Making Sense of the Crisis
£3.00 / Free Download / 56 pages / December 2010
Making sense of the financial crisis may sound like a daunting task. Often the financial system comes across as an impenetrable web of obscure institutions and complicated transactions. Explanations of how these institutions work, what instruments they use and the impact that they have on us often get lost in the technical jargon used to talk about them. Libraries are full of economic theories and analyses used to explain or justify policies and opinions, yet they often assume readers are up to speed with the facts and debates. So is it possible to make sense of the crisis?
We would like to think that it is and so have published the second part to the Corporate Watch Guide to Finance and Banking.
A common trend in mainstream analysis of the financial crisis has been to blame individual institutions or managers for 'bad investment decisions' – the good old 'bad apples' argument.

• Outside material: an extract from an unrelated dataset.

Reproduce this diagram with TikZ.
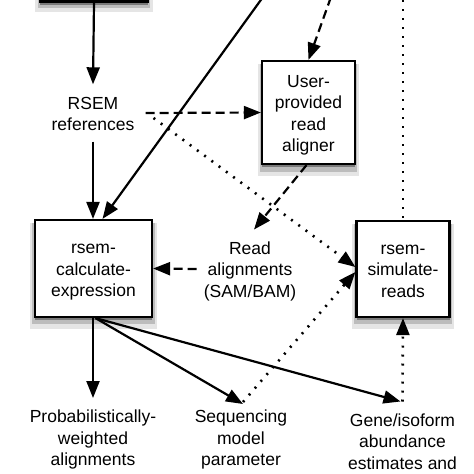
\documentclass[tikz,border=0pt]{standalone}
\usepackage{fontspec}
\setmainfont{Liberation Sans}
\usetikzlibrary{arrows.meta,shadows}
\newcommand\topst{\rule{0pt}{17.5pt}}
\newcommand\botst{\rule[-4pt]{0pt}{0pt}}
\begin{document}
\begin{tikzpicture}[x=1pt,y=-1pt,
  txt/.style={font=\fontsize{17.5}{21.5}\selectfont, align=center},
  box/.style={txt, draw, line width=2.2pt, fill=white, inner sep=0pt,
    general shadow={shadow xshift=0pt, shadow yshift=-7pt, shadow scale=1.09, fill=black, opacity=.10},
    general shadow={shadow xshift=0pt, shadow yshift=-5pt, shadow scale=1.045, fill=black, opacity=.18},
    general shadow={shadow xshift=0pt, shadow yshift=-3pt, fill=black, opacity=.35}},
  lbl/.style={txt, inner sep=7pt},
  tipa/.style={-{Triangle[length=17pt,width=13pt]}},
  solidc/.style={line width=2.2pt, tipa},
  dashc/.style={line width=2.2pt, tipa, dash pattern=on 9pt off 5pt},
  dotc/.style={line width=2.6pt, dash pattern=on 2pt off 7pt},
  dota/.style={dotc, tipa}]
\useasboundingbox (0,0) rectangle (474,474);
\clip (0,0) rectangle (474,474);
% boxes
\node[box, fill=black, minimum width=108pt, minimum height=60pt, anchor=south] (topb) at (94,3) {};
\node[box, minimum width=117pt, minimum height=97pt] (calc) at (93.5,268.5) {\topst rsem-\\calculate-\\expression\botst};
\node[box, minimum width=93pt, minimum height=103pt] (user) at (308.5,112.5) {\topst User-\\provided\\read\\aligner\botst};
\node[box, minimum width=93pt, minimum height=96pt] (sim) at (403,269) {\topst rsem-\\simulate-\\reads\botst};
% labels
\node[lbl] (refs) at (93,113) {\topst RSEM\\references\botst};
\node[lbl] (readal) at (250,269) {\topst Read\\alignments\\(SAM/BAM)\botst};
\node[lbl, anchor=north] (prob) at (93,398) {\topst Probabilistically-\\weighted\\alignments\botst};
\node[lbl, anchor=north] (seq) at (241,398) {\topst Sequencing\\model\\parameter\botst};
\node[lbl, anchor=north] (gene) at (402.5,401.5) {\topst Gene/isoform\\abundance\\estimates and\botst};
% free ends
\coordinate (rtop) at (263,-3);
\coordinate (utop) at (331,-3);
\coordinate (stop) at (403,0);
% connectors
\draw[solidc] (topb.south) -- (refs.north);
\draw[solidc] (refs.south) -- ([xshift=-0.5pt]calc.north);
\draw[solidc] (rtop) -- ([xshift=9pt]calc.north);
\draw[dashc] ([xshift=4pt]refs.east) -- (user.west);
\draw[dashc] (utop) -- (user.north);
\draw[dotc] (stop) -- (sim.north);
\draw[dota] ([shift={(12,5)}]refs.east) -- ([yshift=2pt]sim.west);
\draw[dashc] ([xshift=-2pt]user.south) -- ([xshift=4pt]readal.north);
\draw[dashc] (readal.west) -- (calc.east);
\draw[solidc] ([xshift=-0.5pt]calc.south) -- (prob.north);
\draw[solidc] ([xshift=2pt]calc.south) -- ([shift={(2,6)}]seq.north);
\draw[solidc] ([xshift=2pt]calc.south) -- ([xshift=-2pt]gene.north);
\draw[dota] ([shift={(2,4)}]seq.north) -- ([yshift=-3pt]sim.west);
\draw[dota] (gene.north) -- (sim.south);
\end{tikzpicture}
\end{document}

The first article in this briefing deconstructs this and other myths and shows how the credit crunch came about as an inevitable result of the recent developments in the present arrangements of the economic and financial system, i.e. capitalism.

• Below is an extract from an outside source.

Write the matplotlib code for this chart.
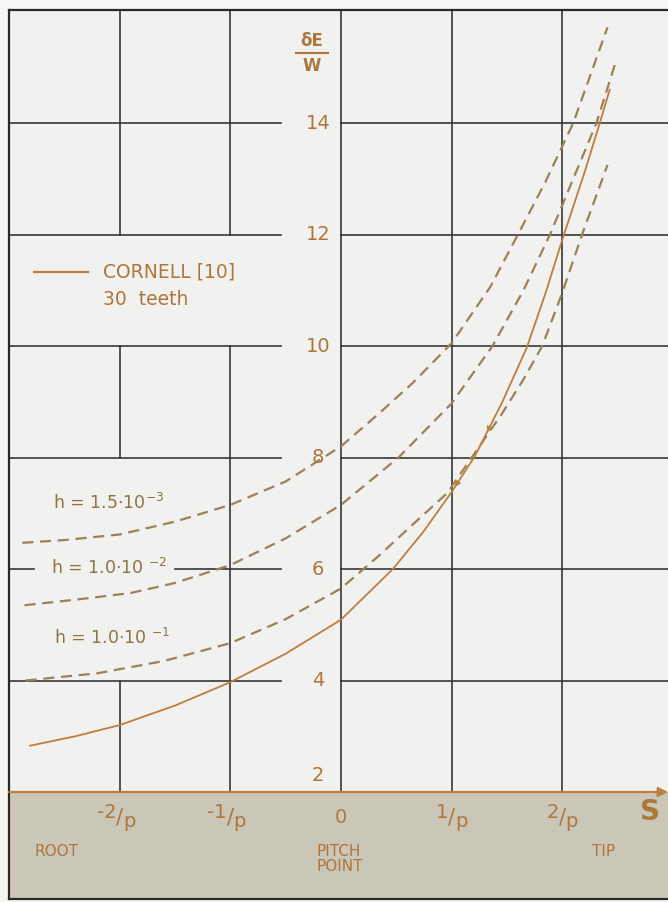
import numpy as np
import matplotlib
matplotlib.use("Agg")
import matplotlib.pyplot as plt
from matplotlib.transforms import offset_copy

plt.rcParams['font.family'] = ['DejaVu Sans']
plt.rcParams['mathtext.default'] = 'regular'

# ---------------- data (s in units of 1/p, deflection dE/W) ----------------
cornell_s = [-2.81, -2.4, -2.0, -1.5, -1.0, -0.5, 0.0, 0.47, 0.75, 1.0, 1.21, 1.46, 1.68, 1.85, 2.0, 2.2, 2.34, 2.43]
cornell_v = [2.83, 3.00, 3.20, 3.55, 3.97, 4.48, 5.09, 6.00, 6.68, 7.38, 8.02, 9.00, 9.97, 10.95, 11.9, 13.1, 14.0, 14.6]

h15e3_s = [-2.88, -2.5, -2.0, -1.5, -1.0, -0.5, 0.0, 0.35, 0.65, 1.0, 1.35, 1.60, 1.85, 2.10, 2.41]
h15e3_v = [6.47, 6.52, 6.62, 6.85, 7.15, 7.57, 8.20, 8.80, 9.34, 10.05, 11.06, 12.0, 12.95, 14.0, 15.72]

h10e2_s = [-2.86, -2.4, -1.9, -1.5, -1.0, -0.5, 0.0, 0.52, 1.0, 1.37, 1.65, 1.89, 2.10, 2.31, 2.48]
h10e2_v = [5.35, 5.45, 5.57, 5.75, 6.07, 6.55, 7.15, 8.00, 8.97, 10.0, 11.0, 12.0, 13.0, 14.0, 15.07]

h10e1_s = [-2.85, -2.2, -1.6, -1.0, -0.5, 0.0, 0.35, 0.65, 0.96, 1.46, 1.65, 1.82, 2.0, 2.18, 2.41]
h10e1_v = [4.00, 4.13, 4.35, 4.67, 5.10, 5.65, 6.25, 6.80, 7.36, 8.80, 9.40, 10.0, 10.95, 12.0, 13.25]

x_ticks = [-2, -1, 0, 1, 2]
x_tick_num = ['-2', '-1', '0', '1', '2']
y_ticks = [14, 12, 10, 8, 6, 4, 2]
y_tick_labels = ['14', '12', '10', '8', '6', '4', '2']
h_labels = [r'h = 1.5$\cdot$10$^{-3}$', r'h = 1.0$\cdot$10 $^{-2}$', r'h = 1.0$\cdot$10 $^{-1}$']

# ---------------- style ----------------
C_SOLID = '#bf7d3e'
C_DASH = '#9a8258'
C_TEXT = '#ad763c'
C_HTEXT = '#8e7447'
C_GRID = '#363636'
C_SHADE = '#cbc7b8'
C_BG = '#f1f1ef'

XMIN, XMAX = -3.0, 2.957
YMIN, YMAX = 0.08, 16.03

fig = plt.figure(figsize=(6.68, 9.02), dpi=100, facecolor='#f6f6f4')
ax = fig.add_axes([9 / 668, 3 / 902, 659 / 668, 889 / 902])
ax.set_xlim(XMIN, XMAX)
ax.set_ylim(YMIN, YMAX)
ax.set_facecolor(C_BG)
ax.set_xticks([])
ax.set_yticks([])
for side in ['top', 'left', 'bottom']:
    ax.spines[side].set_color('#2a2a2a')
    ax.spines[side].set_linewidth(1.6)
ax.spines['right'].set_visible(False)

# shaded strip below the s axis
ax.axhspan(YMIN, 2, color=C_SHADE, zorder=0)

glw = 1.2
GAP_L = -0.54  # end of left part of horizontal grid lines (label gap)
for v in [4, 6, 8, 10, 12, 14]:
    ax.plot([0, XMAX], [v, v], color=C_GRID, lw=glw, zorder=1)
    if v == 6:
        ax.plot([XMIN, -2.77], [v, v], color=C_GRID, lw=glw, zorder=1)
        ax.plot([-1.5, GAP_L], [v, v], color=C_GRID, lw=glw, zorder=1)
    else:
        ax.plot([XMIN, GAP_L], [v, v], color=C_GRID, lw=glw, zorder=1)

vsegs = {-2: [(2, 4), (8, 10), (12, YMAX)],
         -1: [(2, 10), (12, YMAX)],
         0: [(2, YMAX)], 1: [(2, YMAX)], 2: [(2, YMAX)]}
for s, segs in vsegs.items():
    for a, b in segs:
        ax.plot([s, s], [a, b], color=C_GRID, lw=glw, zorder=1)

# s axis with arrow
ax.annotate('', xy=(XMAX, 2), xytext=(XMIN, 2),
            arrowprops=dict(arrowstyle='-|>', color=C_SOLID, lw=1.6,
                            mutation_scale=14, shrinkA=0, shrinkB=0), zorder=3)

# curves
dash = (0, (5, 3))
for cs, cv in [(h15e3_s, h15e3_v), (h10e2_s, h10e2_v), (h10e1_s, h10e1_v)]:
    ax.plot(cs, cv, color=C_DASH, lw=1.6, ls=dash, zorder=4, solid_joinstyle='round')
ax.plot(cornell_s, cornell_v, color=C_SOLID, lw=1.3, zorder=5, solid_joinstyle='round')

# small arrowheads on the Cornell curve
for sa in [1.03, 1.32]:
    y1 = np.interp(sa, cornell_s, cornell_v)
    y0 = np.interp(sa + 0.03, cornell_s, cornell_v)
    ax.annotate('', xy=(sa, y1), xytext=(sa + 0.03, y0),
                arrowprops=dict(arrowstyle='-|>', color=C_SOLID, lw=0.5,
                                mutation_scale=10, shrinkA=0, shrinkB=0), zorder=6)

# y tick labels
for v, lab in zip(y_ticks, y_tick_labels):
    yy = v if v != 2 else 2.29
    ax.text(-0.208, yy, lab, color=C_TEXT, fontsize=14, ha='center', va='center', zorder=6)

# y axis label  dE / W
ax.text(-0.26, 15.47, 'δE', color=C_TEXT, fontsize=12, ha='center', va='center', fontweight='bold')
ax.plot([-0.41, -0.12], [15.26, 15.26], color=C_TEXT, lw=1.5)
ax.text(-0.26, 15.03, 'W', color=C_TEXT, fontsize=12, ha='center', va='center', fontweight='bold')

# x tick labels as  n/p
ytl = 1.55
for s, num in zip(x_ticks, x_tick_num):
    if num == '0':
        ax.text(s, ytl, '0', color=C_TEXT, fontsize=14, ha='center', va='center')
        continue
    ax.text(s, ytl, '/', color=C_TEXT, fontsize=15, ha='center', va='center')
    t1 = offset_copy(ax.transData, fig=fig, x=-2.5, y=3.5, units='points')
    ax.text(s, ytl, num, color=C_TEXT, fontsize=14, ha='right', va='center', transform=t1)
    t2 = offset_copy(ax.transData, fig=fig, x=2.5, y=-3.5, units='points')
    ax.text(s, ytl, 'p', color=C_TEXT, fontsize=14, ha='left', va='center', transform=t2)

ax.text(2.79, 1.64, 'S', color=C_TEXT, fontsize=20, fontweight='bold', ha='center', va='center')
ax.text(-2.77, 0.94, 'ROOT', color=C_TEXT, fontsize=11, ha='left', va='center')
ax.text(-0.22, 0.94, 'PITCH', color=C_TEXT, fontsize=11, ha='left', va='center')
ax.text(-0.22, 0.67, 'POINT', color=C_TEXT, fontsize=11, ha='left', va='center')
ax.text(2.27, 0.94, 'TIP', color=C_TEXT, fontsize=11, ha='left', va='center')

# legend
ax.plot([-2.77, -2.29], [11.33, 11.33], color=C_SOLID, lw=1.6)
ax.text(-2.15, 11.33, 'CORNELL [10]', color=C_TEXT, fontsize=13.5, ha='left', va='center')
ax.text(-2.15, 10.83, '30  teeth', color=C_TEXT, fontsize=13.5, ha='left', va='center')

# h labels
for lab, (xs, ys) in zip(h_labels, [(-2.60, 7.18), (-2.62, 6.02), (-2.59, 4.76)]):
    ax.text(xs, ys, lab, color=C_HTEXT, fontsize=12.5, ha='left', va='center', zorder=6)

fig.savefig('out.png', dpi=100, facecolor=fig.get_facecolor())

The second article, Crisis Stories, provides summaries of, and comments on, different interpretations and analyses of the financial crisis (Marxist, Keynesian and so on). Though it was originally written and published online in 2009, the author's analysis of the credit crunch still holds up and is, in fact, supported by recent developments.
Finally, to complement 'our' critical take on the crisis, we have included an interview with a bank trader to give readers a glimpse into how 'they' think.